Immediate Impact and Reactions

The news of Rudolf’s death sent shockwaves through Europe. The heir to the throne of Austria-Hungary was dead under sordid circumstances. Public reaction oscillated between grief and morbid curiosity. Newspapers reported the story with varying degrees of accuracy, while rumors of murder plots—involving everyone from the Hungarian nobility to the German secret service—circulated widely.

Politically, the crisis was immediate. Rudolf had no male heir, so the succession passed to his uncle, Archduke Karl Ludwig, the Emperor’s younger brother. But Karl Ludwig was elderly and in poor health; he would die in 1896, leaving his eldest son, Archduke Franz Ferdinand, as the next heir. This shift in the line of succession had profound consequences. Franz Ferdinand was a complex figure: conservative yet open to some reforms, but deeply unpopular in Serbia and among South Slavic nationalists.

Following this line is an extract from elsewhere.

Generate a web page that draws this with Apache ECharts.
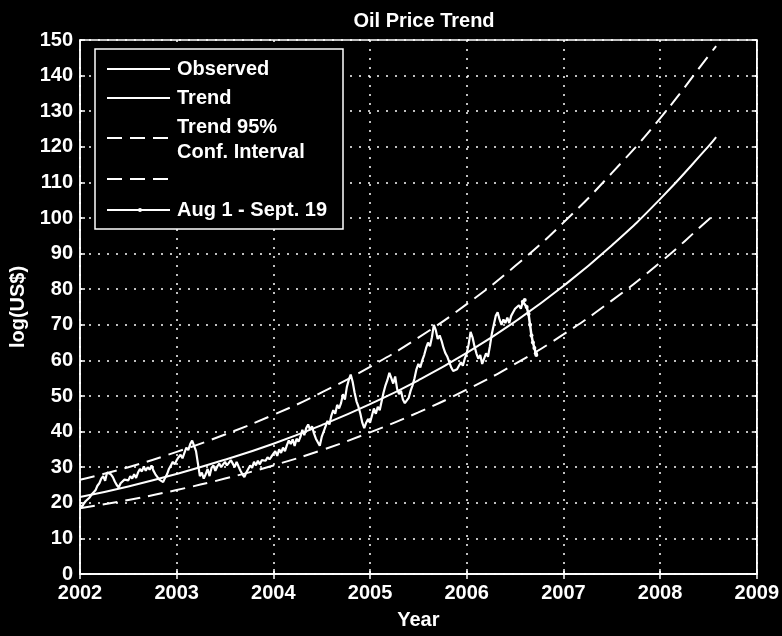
<!DOCTYPE html>
<html>
<head>
<meta charset="utf-8">
<title>Oil Price Trend</title>
<script src="https://cdn.jsdelivr.net/npm/echarts@6/dist/echarts.min.js"></script>
<style>
  html, body { margin: 0; padding: 0; background: #000; }
  #chart { width: 782px; height: 636px; }
</style>
</head>
<body>
<div id="chart"></div>
<script>
// trend model, read at half-year steps
const trendYears = [2002, 2002.5, 2003, 2003.5, 2004, 2004.5, 2005, 2005.5, 2006, 2006.5, 2007, 2007.5, 2008, 2008.5, 2008.58]
const trendValues = [21.6, 24.6, 28.1, 32.1, 36.6, 41.8, 47.7, 54.4, 62.1, 70.9, 80.9, 92.3, 105.3, 120.1, 122.7]
const upperValues = [26.5, 30.0, 34.3, 39.2, 44.7, 51.0, 58.2, 66.4, 75.8, 86.5, 98.7, 112.6, 128.0, 145.5, 148.3]
const lowerValues = [18.5, 20.8, 23.6, 26.8, 30.5, 34.8, 39.8, 45.4, 51.8, 59.0, 67.3, 76.8, 87.5, 99.5, 101.4]

// observed price, [year, US$]
const observed = [
  [2002.00, 19.5], [2002.02, 18.8], [2002.04, 19.8], [2002.06, 20.5], [2002.08, 20.0], [2002.10, 21.5],
  [2002.12, 22.3], [2002.14, 21.8], [2002.16, 23.5], [2002.18, 24.8], [2002.20, 25.5], [2002.22, 26.8],
  [2002.24, 27.5], [2002.26, 26.2], [2002.28, 28.5], [2002.30, 29.0], [2002.32, 28.0], [2002.34, 27.2],
  [2002.36, 26.0], [2002.38, 25.0], [2002.40, 24.3], [2002.42, 25.5], [2002.44, 25.0], [2002.46, 26.5],
  [2002.48, 27.0], [2002.50, 26.3], [2002.52, 27.5], [2002.54, 26.8], [2002.56, 28.0], [2002.58, 27.0],
  [2002.60, 28.5], [2002.62, 29.5], [2002.64, 28.8], [2002.66, 30.2], [2002.68, 29.0], [2002.70, 30.0],
  [2002.72, 29.3], [2002.74, 30.5], [2002.76, 29.0], [2002.78, 28.0], [2002.80, 27.5], [2002.82, 26.5],
  [2002.84, 26.0], [2002.86, 25.8], [2002.88, 27.0], [2002.90, 28.0], [2002.92, 29.5], [2002.94, 30.5],
  [2002.96, 31.5], [2002.98, 30.8], [2003.00, 32.0], [2003.02, 32.8], [2003.04, 33.5], [2003.06, 32.5],
  [2003.08, 34.0], [2003.10, 35.5], [2003.12, 34.8], [2003.14, 36.5], [2003.16, 37.5], [2003.18, 37.8],
  [2003.20, 34.5], [2003.22, 31.0], [2003.24, 27.5], [2003.26, 28.5], [2003.28, 26.8], [2003.30, 28.0],
  [2003.32, 29.5], [2003.34, 27.5], [2003.36, 29.8], [2003.38, 30.5], [2003.40, 29.0], [2003.42, 30.2],
  [2003.44, 31.0], [2003.46, 30.0], [2003.48, 30.8], [2003.50, 31.5], [2003.52, 30.5], [2003.54, 31.2],
  [2003.56, 32.0], [2003.58, 31.0], [2003.60, 30.0], [2003.62, 31.5], [2003.64, 30.2], [2003.66, 29.0],
  [2003.68, 28.0], [2003.70, 27.2], [2003.72, 28.5], [2003.74, 29.5], [2003.76, 30.5], [2003.78, 29.8],
  [2003.80, 31.5], [2003.82, 30.5], [2003.84, 31.8], [2003.86, 30.8], [2003.88, 32.0], [2003.90, 32.5],
  [2003.92, 31.8], [2003.94, 32.8], [2003.96, 32.2], [2003.98, 33.0], [2004.00, 33.5], [2004.02, 34.5],
  [2004.04, 33.2], [2004.06, 35.0], [2004.08, 34.0], [2004.10, 35.5], [2004.12, 34.5], [2004.14, 36.2],
  [2004.16, 37.5], [2004.18, 36.5], [2004.20, 37.8], [2004.22, 36.0], [2004.24, 38.0], [2004.26, 37.2],
  [2004.28, 38.5], [2004.30, 40.5], [2004.32, 39.0], [2004.34, 41.0], [2004.36, 42.0], [2004.38, 40.5],
  [2004.40, 41.5], [2004.42, 39.5], [2004.44, 38.0], [2004.46, 37.5], [2004.48, 36.0], [2004.50, 38.5],
  [2004.52, 40.0], [2004.54, 41.5], [2004.56, 43.0], [2004.58, 42.0], [2004.60, 44.5], [2004.62, 46.0],
  [2004.64, 45.0], [2004.66, 47.5], [2004.68, 46.5], [2004.70, 48.0], [2004.72, 50.5], [2004.74, 49.0],
  [2004.76, 52.5], [2004.78, 54.5], [2004.80, 56.0], [2004.82, 54.0], [2004.84, 51.0], [2004.86, 48.5],
  [2004.88, 47.0], [2004.90, 45.0], [2004.92, 42.5], [2004.94, 41.0], [2004.96, 42.5], [2004.98, 43.5],
  [2005.00, 42.5], [2005.02, 44.5], [2005.04, 46.5], [2005.06, 45.0], [2005.08, 47.0], [2005.10, 46.0],
  [2005.12, 48.5], [2005.14, 51.0], [2005.16, 53.0], [2005.18, 54.5], [2005.20, 56.5], [2005.22, 55.0],
  [2005.24, 53.5], [2005.26, 55.5], [2005.28, 52.0], [2005.30, 50.5], [2005.32, 51.5], [2005.34, 49.0],
  [2005.36, 48.0], [2005.38, 47.5], [2005.40, 49.5], [2005.42, 51.5], [2005.44, 53.0], [2005.46, 55.0],
  [2005.48, 57.5], [2005.50, 59.0], [2005.52, 58.0], [2005.54, 60.0], [2005.56, 61.5], [2005.58, 63.5],
  [2005.60, 65.0], [2005.62, 64.0], [2005.64, 66.5], [2005.66, 70.0], [2005.68, 68.5], [2005.70, 66.0],
  [2005.72, 67.0], [2005.74, 65.5], [2005.76, 63.5], [2005.78, 62.0], [2005.80, 61.0], [2005.82, 59.5],
  [2005.84, 58.0], [2005.86, 57.0], [2005.88, 56.5], [2005.90, 57.5], [2005.92, 58.0], [2005.94, 59.5],
  [2005.96, 58.5], [2005.98, 60.5], [2006.00, 62.0], [2006.02, 64.5], [2006.04, 68.0], [2006.06, 66.5],
  [2006.08, 64.0], [2006.10, 62.0], [2006.12, 60.5], [2006.14, 61.5], [2006.16, 59.0], [2006.18, 60.5],
  [2006.20, 62.0], [2006.22, 61.0], [2006.24, 64.0], [2006.26, 67.5], [2006.28, 70.0], [2006.30, 72.5],
  [2006.32, 73.5], [2006.34, 71.5], [2006.36, 70.0], [2006.38, 71.5], [2006.40, 70.5], [2006.42, 72.0],
  [2006.44, 70.5], [2006.46, 72.5], [2006.48, 73.5], [2006.50, 74.5], [2006.52, 74.0], [2006.54, 75.5],
  [2006.56, 74.5], [2006.58, 76.5]
]

// Aug 1 - Sept. 19
const recent = [
  [2006.58, 76.5], [2006.60, 77.0], [2006.62, 75.0], [2006.64, 73.0], [2006.655, 70.0],
  [2006.67, 67.0], [2006.685, 65.0], [2006.70, 63.5], [2006.715, 62.0], [2006.72, 61.5]
]

const zip = (xs, ys) => xs.map((x, i) => [x, ys[i]])

const font = '"Liberation Sans", Arial, sans-serif'
const white = '#fff'
const dash = [15, 8]

const el = document.getElementById('chart')
const myChart = echarts.init(el)

const axisCommon = {
  axisLine: { show: true, lineStyle: { color: white, width: 1.5 } },
  axisTick: { show: true, inside: true, length: 5, lineStyle: { color: white, width: 1.5 } },
  axisLabel: { color: white, fontSize: 20, fontWeight: 'bold', fontFamily: font },
  splitLine: { show: true, lineStyle: { color: white, type: [2, 7], width: 1.5 } },
}

const legendText = (text, x, y) => ({
  type: 'text', x, y, z: 101,
  style: { text, fill: white, font: 'bold 20px ' + font, verticalAlign: 'middle' },
})
const legendLine = (y, lineDash) => ({
  type: 'line', z: 101,
  shape: { x1: 107, y1: y, x2: 170, y2: y },
  style: { stroke: white, lineWidth: 2, lineDash: lineDash || null },
})

const option = {
  backgroundColor: '#000',
  animation: false,
  title: {
    text: 'Oil Price Trend',
    left: 419, top: 6, textAlign: 'center',
    textStyle: { color: white, fontSize: 20, fontWeight: 'bold', fontFamily: font },
  },
  grid: { left: 80, right: 24, top: 40, bottom: 62, show: true, borderColor: white, borderWidth: 1.5 },
  xAxis: [
    {
      ...axisCommon,
      type: 'value', min: 2002, max: 2009, interval: 1,
      axisLabel: { ...axisCommon.axisLabel, margin: 9, formatter: (v) => String(v) },
      name: 'Year', nameLocation: 'middle', nameGap: 36,
      nameTextStyle: { color: white, fontSize: 20, fontWeight: 'bold', fontFamily: font },
    },
    {
      ...axisCommon,
      type: 'value', min: 2002, max: 2009, interval: 1, position: 'top',
      axisLabel: { show: false }, splitLine: { show: false },
    },
  ],
  yAxis: [
    {
      ...axisCommon,
      type: 'value', min: 0, max: 150, interval: 10,
      axisLabel: { ...axisCommon.axisLabel, margin: 7 },
      name: 'log(US$)', nameLocation: 'middle', nameGap: 52,
      nameTextStyle: { color: white, fontSize: 20, fontWeight: 'bold', fontFamily: font },
    },
    {
      ...axisCommon,
      type: 'value', min: 0, max: 150, interval: 10, position: 'right',
      axisLabel: { show: false }, splitLine: { show: false },
    },
  ],
  series: [
    {
      name: 'Observed', type: 'line', data: observed, showSymbol: false,
      lineStyle: { color: white, width: 2.2 },
    },
    {
      name: 'Trend', type: 'line', data: zip(trendYears, trendValues), showSymbol: false, smooth: true,
      lineStyle: { color: white, width: 2 },
    },
    {
      name: 'Trend 95% Conf. Interval', type: 'line', data: zip(trendYears, upperValues), showSymbol: false, smooth: true,
      lineStyle: { color: white, width: 2, type: dash },
    },
    {
      name: 'Lower', type: 'line', data: zip(trendYears, lowerValues), showSymbol: false, smooth: true,
      lineStyle: { color: white, width: 2, type: dash },
    },
    {
      name: 'Aug 1 - Sept. 19', type: 'line', data: recent, symbol: 'circle', symbolSize: 4,
      itemStyle: { color: white }, lineStyle: { color: white, width: 2.5 },
    },
  ],
  graphic: [
    {
      type: 'rect', shape: { x: 95, y: 49, width: 248, height: 180 },
      style: { fill: '#000', stroke: white, lineWidth: 1.5 }, z: 100,
    },
    legendLine(69), legendText('Observed', 177, 69),
    legendLine(98), legendText('Trend', 177, 98),
    legendLine(138, dash), legendText('Trend 95%', 177, 127), legendText('Conf. Interval', 177, 152),
    legendLine(179, dash),
    legendLine(210),
    { type: 'circle', z: 101, shape: { cx: 140, cy: 210, r: 2 }, style: { fill: white } },
    legendText('Aug 1 - Sept. 19', 177, 210),
  ],
}

myChart.setOption(option, true)
</script>
</body>
</html>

The Mayerling Incident also destabilized the delicate political balance between Austria and Hungary. Rudolf had been a key figure in promoting the Dual Monarchy’s compromise, and his death removed a moderate voice. Tensions between the two halves of the empire increased, weakening the monarchy’s ability to manage its multi-ethnic subjects.

Long-Term Significance and Legacy

The murder-suicide at Mayerling is often seen as a turning point in the decline of the Habsburg dynasty. Without a direct male heir, the empire’s future rested on a chain of contingencies. Franz Ferdinand became the unintended heir, and his assassination in Sarajevo on 28 June 1914 by Gavrilo Princip—a Bosnian Serb nationalist—provided the spark that ignited World War I.

Historians have debated whether Rudolf’s death directly caused the war, but the connection is undeniable. Had Rudolf lived and produced a son, the succession would have been secure, and Franz Ferdinand might never have become heir. The assassination of a lesser royal might not have triggered the same chain of events. Moreover, Rudolf’s reformist ideas might have defused some tensions in the empire, possibly averting the catastrophic conflict.

The Mayerling Incident became a cultural myth, romanticized in films, books, and songs. The hunting lodge itself was converted into a Carmelite convent by the Empress Elisabeth, who never recovered from the tragedy. The story of the tragic prince and his young lover has endured as a symbol of the decadence and fragility of the old European order.

In the end, the deaths at Mayerling were more than a private scandal. They exposed the vulnerabilities of a crumbling empire and set the stage for a war that would redraw the map of Europe and end an era. The events of that January morning in the Vienna Woods echo through history as a reminder of how personal tragedies can reshape the world.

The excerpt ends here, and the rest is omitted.